Given that zucchinis are now in full season (my friend showed me a 12 incher the other day), this recipe just hits all good marks. The best part of it is that it’s easy peasy. One bowl. One fork. Mix it all together then bake it.
Then set a stopwatch – this cake/bread/muffin will disappear quickly. You may want to double the recipe and make two. For someone who doesn’t love chocolate, I simply couldn’t get enough…
You can whip this up just before you sit down for dinner and dessert will be ready by the time you’ve cleared the dishes. How great is that???
Some topping suggestions:
Whipped cream (especially freshly made)
Nutella (is that stuff NOT good on anything???)

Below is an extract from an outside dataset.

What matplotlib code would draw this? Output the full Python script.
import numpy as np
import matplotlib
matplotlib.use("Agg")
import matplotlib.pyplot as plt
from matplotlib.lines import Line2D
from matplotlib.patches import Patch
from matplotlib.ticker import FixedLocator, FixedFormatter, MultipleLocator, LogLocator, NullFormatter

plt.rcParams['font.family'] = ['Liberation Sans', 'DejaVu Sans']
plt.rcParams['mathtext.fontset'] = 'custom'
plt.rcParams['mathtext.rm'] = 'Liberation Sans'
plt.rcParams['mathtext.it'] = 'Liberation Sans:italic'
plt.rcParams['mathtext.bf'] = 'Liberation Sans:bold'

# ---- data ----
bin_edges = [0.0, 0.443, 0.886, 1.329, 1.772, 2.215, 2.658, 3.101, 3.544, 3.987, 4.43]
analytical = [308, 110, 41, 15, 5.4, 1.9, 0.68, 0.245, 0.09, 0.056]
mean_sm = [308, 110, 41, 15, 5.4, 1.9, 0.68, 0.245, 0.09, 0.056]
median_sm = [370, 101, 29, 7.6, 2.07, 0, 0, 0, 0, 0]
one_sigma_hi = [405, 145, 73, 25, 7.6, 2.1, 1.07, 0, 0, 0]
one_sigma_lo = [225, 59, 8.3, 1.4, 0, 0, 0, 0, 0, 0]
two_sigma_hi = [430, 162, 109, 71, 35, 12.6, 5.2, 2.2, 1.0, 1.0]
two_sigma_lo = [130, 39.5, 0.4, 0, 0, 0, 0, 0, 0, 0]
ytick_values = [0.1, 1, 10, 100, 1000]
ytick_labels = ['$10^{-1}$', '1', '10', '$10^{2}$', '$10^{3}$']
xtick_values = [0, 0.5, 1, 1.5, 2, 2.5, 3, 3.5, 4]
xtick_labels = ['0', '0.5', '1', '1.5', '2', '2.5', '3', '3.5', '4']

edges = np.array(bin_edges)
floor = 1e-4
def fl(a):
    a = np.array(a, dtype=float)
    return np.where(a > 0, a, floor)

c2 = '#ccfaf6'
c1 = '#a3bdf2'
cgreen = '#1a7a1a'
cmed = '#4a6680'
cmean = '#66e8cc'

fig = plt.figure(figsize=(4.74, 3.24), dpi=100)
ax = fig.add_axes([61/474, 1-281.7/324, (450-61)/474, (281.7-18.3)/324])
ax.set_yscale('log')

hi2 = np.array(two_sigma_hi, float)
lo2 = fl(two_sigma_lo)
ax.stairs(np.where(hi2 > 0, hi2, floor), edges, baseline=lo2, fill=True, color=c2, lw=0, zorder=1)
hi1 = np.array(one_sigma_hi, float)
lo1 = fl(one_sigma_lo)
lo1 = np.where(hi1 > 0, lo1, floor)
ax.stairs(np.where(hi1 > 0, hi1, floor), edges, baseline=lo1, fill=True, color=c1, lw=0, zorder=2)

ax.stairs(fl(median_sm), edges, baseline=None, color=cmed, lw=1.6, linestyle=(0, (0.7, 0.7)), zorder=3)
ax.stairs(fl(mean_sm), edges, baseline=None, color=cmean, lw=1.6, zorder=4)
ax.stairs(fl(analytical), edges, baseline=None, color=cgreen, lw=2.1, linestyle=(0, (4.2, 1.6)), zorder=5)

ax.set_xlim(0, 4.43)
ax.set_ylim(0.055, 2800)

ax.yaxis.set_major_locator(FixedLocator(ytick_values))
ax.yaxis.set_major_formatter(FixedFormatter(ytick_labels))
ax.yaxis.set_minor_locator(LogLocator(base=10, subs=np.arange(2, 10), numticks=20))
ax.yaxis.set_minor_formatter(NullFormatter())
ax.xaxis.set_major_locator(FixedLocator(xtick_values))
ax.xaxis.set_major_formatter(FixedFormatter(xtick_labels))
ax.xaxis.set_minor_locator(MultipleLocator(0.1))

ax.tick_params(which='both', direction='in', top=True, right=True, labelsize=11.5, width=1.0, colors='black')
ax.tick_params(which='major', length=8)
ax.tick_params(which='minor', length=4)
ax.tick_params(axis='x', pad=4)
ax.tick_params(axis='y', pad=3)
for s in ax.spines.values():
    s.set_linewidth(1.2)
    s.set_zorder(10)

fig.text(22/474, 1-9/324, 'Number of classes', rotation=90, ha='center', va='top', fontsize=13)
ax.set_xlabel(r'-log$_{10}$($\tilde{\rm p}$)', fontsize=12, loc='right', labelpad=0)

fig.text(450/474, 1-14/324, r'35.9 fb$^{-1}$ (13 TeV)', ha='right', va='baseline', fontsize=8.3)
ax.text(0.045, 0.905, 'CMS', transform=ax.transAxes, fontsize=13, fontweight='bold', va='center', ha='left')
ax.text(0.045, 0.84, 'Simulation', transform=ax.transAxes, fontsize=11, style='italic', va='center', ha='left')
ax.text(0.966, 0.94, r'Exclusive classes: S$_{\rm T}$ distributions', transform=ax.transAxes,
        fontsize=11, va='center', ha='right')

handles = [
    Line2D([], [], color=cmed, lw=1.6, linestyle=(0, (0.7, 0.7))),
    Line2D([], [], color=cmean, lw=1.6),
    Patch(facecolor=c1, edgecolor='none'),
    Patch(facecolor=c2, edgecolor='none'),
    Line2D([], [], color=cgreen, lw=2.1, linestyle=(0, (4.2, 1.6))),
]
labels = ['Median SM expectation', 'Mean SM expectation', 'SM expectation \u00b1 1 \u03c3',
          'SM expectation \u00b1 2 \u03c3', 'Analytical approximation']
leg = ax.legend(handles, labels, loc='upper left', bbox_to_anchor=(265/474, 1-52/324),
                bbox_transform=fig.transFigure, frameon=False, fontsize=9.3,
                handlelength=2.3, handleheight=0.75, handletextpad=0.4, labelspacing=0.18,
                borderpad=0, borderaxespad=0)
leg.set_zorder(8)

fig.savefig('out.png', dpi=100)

Peanut butter (just adds another layer of goodness)
Ice cream – vanilla, caramel or coffee would be my favorite choices
Quick and Easy Zucchini Chocolate Cake
* One quick note – I used 1/3 cup of coconut flour to add more fiber into the mix. If you don’t have that, you can use regular flour.
1/2 cup salted butter, softened
1 cup granulated sugar
2 large eggs
2/3 cup cocoa powder
1 1/4 teaspoon vanilla extract
1/4 teaspoon salt
2 teaspoons baking powder
2 cups coarsely grated zucchini or yellow squash (I like to use a mix)
1 cup all-purpose flour
1/3 cup coconut flour
3/4 cup chocolate chips
Preheat the oven to 350°F.
Butter and flour a loaf tin or a cake pan. I have also made little cupcakes/muffins with this recipe, but I must warn you – the grated zucchini doesn’t melt away in the smaller version and you will still be able to see some of the grated bits. Since the loaf/cake takes longer to bake, the zucchini melts away and all you are left with is a sumptuous and moist chocolate piece of heaven.

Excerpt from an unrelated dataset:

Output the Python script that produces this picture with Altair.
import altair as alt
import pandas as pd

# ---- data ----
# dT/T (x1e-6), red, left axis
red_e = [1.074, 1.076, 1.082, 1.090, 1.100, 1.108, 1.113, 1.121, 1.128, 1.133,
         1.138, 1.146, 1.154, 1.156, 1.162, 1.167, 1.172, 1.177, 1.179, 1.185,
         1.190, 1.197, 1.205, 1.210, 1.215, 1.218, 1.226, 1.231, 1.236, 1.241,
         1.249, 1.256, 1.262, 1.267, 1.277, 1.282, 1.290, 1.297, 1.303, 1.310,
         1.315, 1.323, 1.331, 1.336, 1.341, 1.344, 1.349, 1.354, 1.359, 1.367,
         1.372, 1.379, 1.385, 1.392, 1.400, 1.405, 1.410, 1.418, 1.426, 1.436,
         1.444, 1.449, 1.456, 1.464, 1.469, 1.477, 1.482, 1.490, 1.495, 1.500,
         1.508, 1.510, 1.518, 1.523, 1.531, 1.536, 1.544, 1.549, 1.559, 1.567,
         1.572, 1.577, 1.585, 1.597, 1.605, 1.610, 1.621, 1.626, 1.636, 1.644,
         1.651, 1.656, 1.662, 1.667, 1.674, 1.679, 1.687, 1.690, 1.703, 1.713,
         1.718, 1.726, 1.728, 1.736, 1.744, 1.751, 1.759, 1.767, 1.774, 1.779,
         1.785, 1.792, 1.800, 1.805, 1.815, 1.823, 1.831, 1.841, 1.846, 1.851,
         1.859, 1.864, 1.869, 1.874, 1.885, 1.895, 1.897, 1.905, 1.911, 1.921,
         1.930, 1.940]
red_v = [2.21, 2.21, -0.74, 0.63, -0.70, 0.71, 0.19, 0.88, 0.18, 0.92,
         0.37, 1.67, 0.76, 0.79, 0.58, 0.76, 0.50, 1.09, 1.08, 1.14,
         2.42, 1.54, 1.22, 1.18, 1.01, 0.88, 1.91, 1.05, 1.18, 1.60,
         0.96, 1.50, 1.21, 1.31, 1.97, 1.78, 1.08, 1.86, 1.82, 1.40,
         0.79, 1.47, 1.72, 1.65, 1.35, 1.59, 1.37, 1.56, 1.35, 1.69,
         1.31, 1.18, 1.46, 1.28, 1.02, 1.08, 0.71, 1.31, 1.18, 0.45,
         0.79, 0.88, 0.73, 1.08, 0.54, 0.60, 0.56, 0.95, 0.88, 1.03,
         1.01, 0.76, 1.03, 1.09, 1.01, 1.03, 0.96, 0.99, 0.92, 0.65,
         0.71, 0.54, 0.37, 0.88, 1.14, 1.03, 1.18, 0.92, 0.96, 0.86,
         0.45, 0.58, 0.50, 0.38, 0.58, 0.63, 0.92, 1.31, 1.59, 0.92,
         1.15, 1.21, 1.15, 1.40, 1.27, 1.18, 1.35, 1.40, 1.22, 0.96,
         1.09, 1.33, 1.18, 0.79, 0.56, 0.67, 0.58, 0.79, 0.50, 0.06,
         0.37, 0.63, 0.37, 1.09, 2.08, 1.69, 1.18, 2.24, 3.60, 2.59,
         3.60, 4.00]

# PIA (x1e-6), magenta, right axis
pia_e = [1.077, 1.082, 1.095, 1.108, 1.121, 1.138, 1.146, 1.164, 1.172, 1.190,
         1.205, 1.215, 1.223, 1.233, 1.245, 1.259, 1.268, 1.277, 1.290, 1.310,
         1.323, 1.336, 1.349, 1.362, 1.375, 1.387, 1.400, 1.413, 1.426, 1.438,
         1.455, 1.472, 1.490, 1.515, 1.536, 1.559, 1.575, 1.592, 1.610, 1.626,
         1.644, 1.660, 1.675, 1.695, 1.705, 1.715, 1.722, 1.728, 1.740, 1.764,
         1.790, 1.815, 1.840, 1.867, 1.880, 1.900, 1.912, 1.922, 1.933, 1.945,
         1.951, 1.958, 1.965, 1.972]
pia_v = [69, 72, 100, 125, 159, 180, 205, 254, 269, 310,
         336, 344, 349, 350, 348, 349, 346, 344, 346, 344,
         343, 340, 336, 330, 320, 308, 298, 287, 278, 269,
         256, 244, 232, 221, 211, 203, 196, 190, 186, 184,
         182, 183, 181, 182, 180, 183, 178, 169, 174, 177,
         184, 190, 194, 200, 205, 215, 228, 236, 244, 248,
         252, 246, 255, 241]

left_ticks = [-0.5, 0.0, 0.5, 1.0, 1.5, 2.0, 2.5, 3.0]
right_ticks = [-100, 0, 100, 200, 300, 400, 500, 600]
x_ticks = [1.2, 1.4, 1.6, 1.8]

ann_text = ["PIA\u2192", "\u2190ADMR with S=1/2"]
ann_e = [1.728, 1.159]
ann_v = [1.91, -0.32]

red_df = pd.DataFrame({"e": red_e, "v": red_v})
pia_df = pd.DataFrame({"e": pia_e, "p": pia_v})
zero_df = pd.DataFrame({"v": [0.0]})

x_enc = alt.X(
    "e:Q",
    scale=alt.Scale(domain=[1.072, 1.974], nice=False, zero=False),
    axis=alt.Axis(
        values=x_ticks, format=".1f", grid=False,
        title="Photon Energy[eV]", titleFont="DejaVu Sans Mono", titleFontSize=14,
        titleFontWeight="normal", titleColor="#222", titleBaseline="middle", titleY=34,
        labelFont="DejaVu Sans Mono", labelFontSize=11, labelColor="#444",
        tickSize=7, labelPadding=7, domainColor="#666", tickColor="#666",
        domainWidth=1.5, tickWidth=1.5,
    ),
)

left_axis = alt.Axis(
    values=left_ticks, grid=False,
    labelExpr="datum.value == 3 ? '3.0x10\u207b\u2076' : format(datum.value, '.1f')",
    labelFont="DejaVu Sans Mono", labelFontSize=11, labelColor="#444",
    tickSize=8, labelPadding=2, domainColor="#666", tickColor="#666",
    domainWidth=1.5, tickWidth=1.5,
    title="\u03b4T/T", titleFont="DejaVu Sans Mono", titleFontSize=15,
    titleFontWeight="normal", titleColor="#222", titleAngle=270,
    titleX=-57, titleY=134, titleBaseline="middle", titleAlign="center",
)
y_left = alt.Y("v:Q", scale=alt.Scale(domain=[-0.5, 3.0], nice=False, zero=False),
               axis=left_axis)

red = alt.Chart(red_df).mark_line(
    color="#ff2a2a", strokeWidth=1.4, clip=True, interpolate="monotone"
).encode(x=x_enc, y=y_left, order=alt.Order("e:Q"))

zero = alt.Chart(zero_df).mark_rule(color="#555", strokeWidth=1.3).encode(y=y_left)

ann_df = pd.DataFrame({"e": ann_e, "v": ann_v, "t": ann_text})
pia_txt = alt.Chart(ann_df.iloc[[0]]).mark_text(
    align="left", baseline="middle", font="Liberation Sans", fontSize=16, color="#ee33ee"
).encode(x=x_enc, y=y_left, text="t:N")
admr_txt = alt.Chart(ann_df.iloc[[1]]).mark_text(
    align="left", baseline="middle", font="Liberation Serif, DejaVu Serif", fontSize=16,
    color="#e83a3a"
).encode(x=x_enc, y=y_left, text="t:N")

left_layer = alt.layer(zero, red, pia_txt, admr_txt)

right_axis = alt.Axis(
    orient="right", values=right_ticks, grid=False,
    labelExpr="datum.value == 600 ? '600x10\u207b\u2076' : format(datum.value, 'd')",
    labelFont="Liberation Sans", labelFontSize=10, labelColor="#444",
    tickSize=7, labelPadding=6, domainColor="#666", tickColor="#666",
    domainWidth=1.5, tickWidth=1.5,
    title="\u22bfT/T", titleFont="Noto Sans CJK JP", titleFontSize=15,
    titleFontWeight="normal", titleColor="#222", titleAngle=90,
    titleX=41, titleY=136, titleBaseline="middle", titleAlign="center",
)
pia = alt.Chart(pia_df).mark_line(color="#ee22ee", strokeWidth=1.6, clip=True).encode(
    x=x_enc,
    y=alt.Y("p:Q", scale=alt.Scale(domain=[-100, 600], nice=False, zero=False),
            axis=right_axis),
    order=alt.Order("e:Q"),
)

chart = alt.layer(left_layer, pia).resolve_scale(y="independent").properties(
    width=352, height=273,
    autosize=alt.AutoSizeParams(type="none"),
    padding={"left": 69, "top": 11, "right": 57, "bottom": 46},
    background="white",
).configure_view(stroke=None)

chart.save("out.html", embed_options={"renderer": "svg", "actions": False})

In a large bowl, cream together the butter and sugar until light and fluffy. Beat in the eggs one at a time until completely combined. Stir in the cocoa powder, vanilla extract, salt and baking powder. Fold in the grated zucchini/squash, then add the flours and chocolate chips to the bowl. Stir until just combined.
Pour the batter into your pan and spread out using a spatula. Bake for 50 to 60 minutes (15-20 minutes for muffins/cupcakes) until the cake has risen and a toothpick inserted into the center of the loaf comes out clean or with crumbs (not gooey stuff).
Let the cake cool for ten minutes before you remove it from the pan. You may want to let it cool some more on a cooling rack before serving.